A standalone 1099-C is issued when the debt is unsecured, such as a credit card or line of credit, or when the lender cancels a secured debt but does not acquire the collateral property.

Tax Reporting Requirements

The information from a 1099-A, or the disposition components of a combined 1099-C, dictates the calculation of gain or loss on the property disposition. This property disposition is treated as a sale, and the taxpayer must use the amount realized and their adjusted basis to determine the tax consequence.

The resultant capital gain or loss is first documented on Form 8949, Sales and Other Dispositions of Capital Assets, to detail the specifics of the transaction.

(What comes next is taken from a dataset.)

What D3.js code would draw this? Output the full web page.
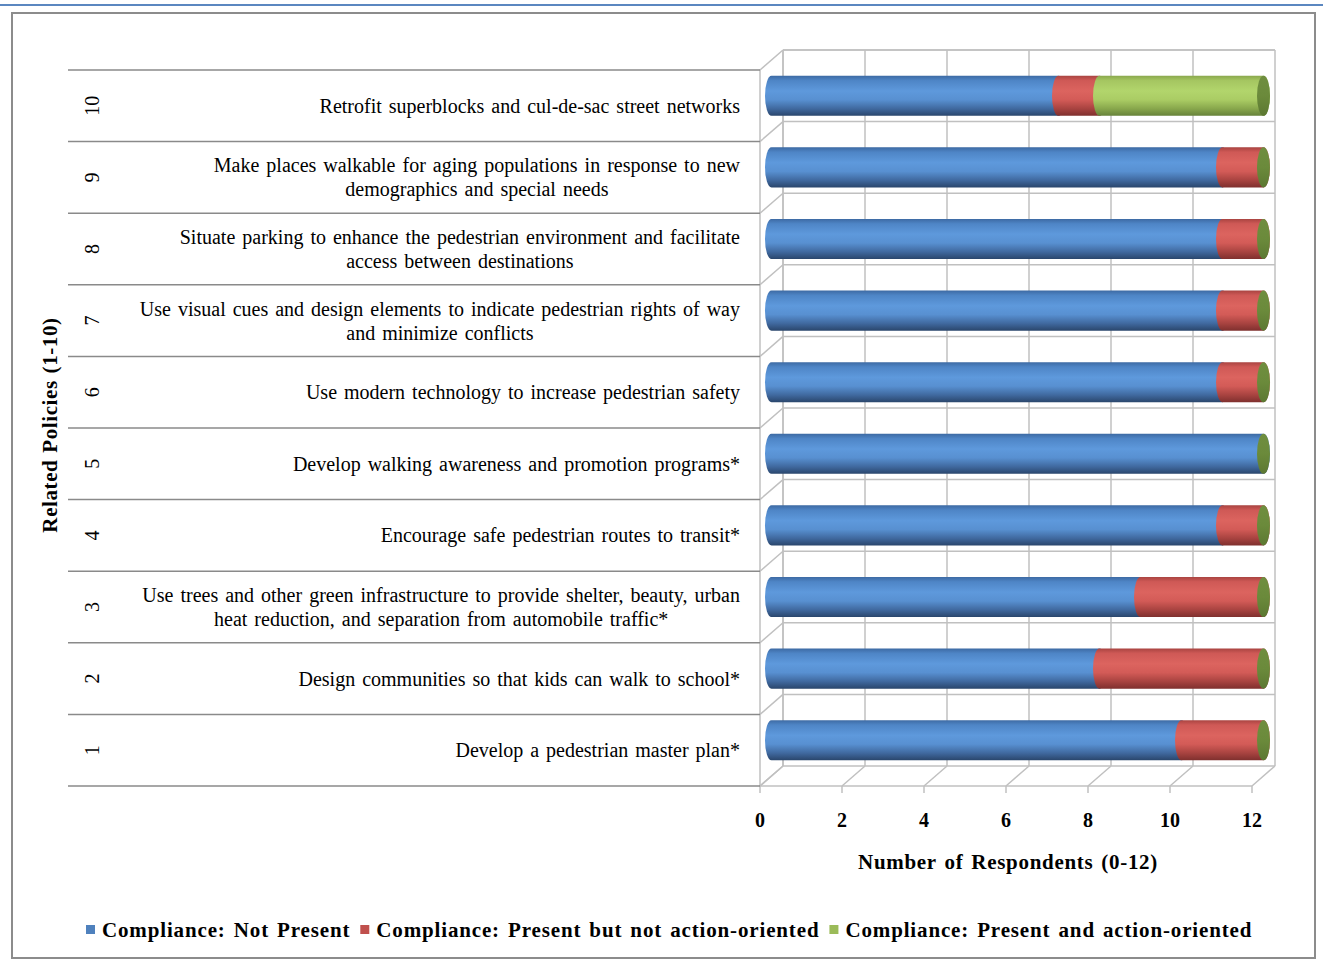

The net result is then transferred to Schedule D, Capital Gains and Losses, which determines the final taxable amount reported on the Form 1040. A loss may be deductible, subject to limitations, while a gain is taxable at the applicable capital gains rate.

The Cancellation of Debt Income (CODI) reported in Box 2 of Form 1099-C requires a different reporting path. The CODI amount must be included in the taxpayer’s gross income on Form 1040, unless an exclusion applies.

To claim any statutory exclusion, such as insolvency or Qualified Principal Residence Indebtedness, the taxpayer must file Form 982, Reduction of Tax Attributes Due to Discharge of Indebtedness. Form 982 is the formal mechanism used to notify the IRS that the CODI should not be included in gross income under Internal Revenue Code Section 108.

Filing Form 982 does not eliminate the tax consequence entirely; it instead reduces certain “tax attributes,” which include net operating losses, capital loss carryovers, and the basis of the taxpayer’s remaining property. This attribute reduction postpones the taxation of the discharged debt rather than permanently excluding it.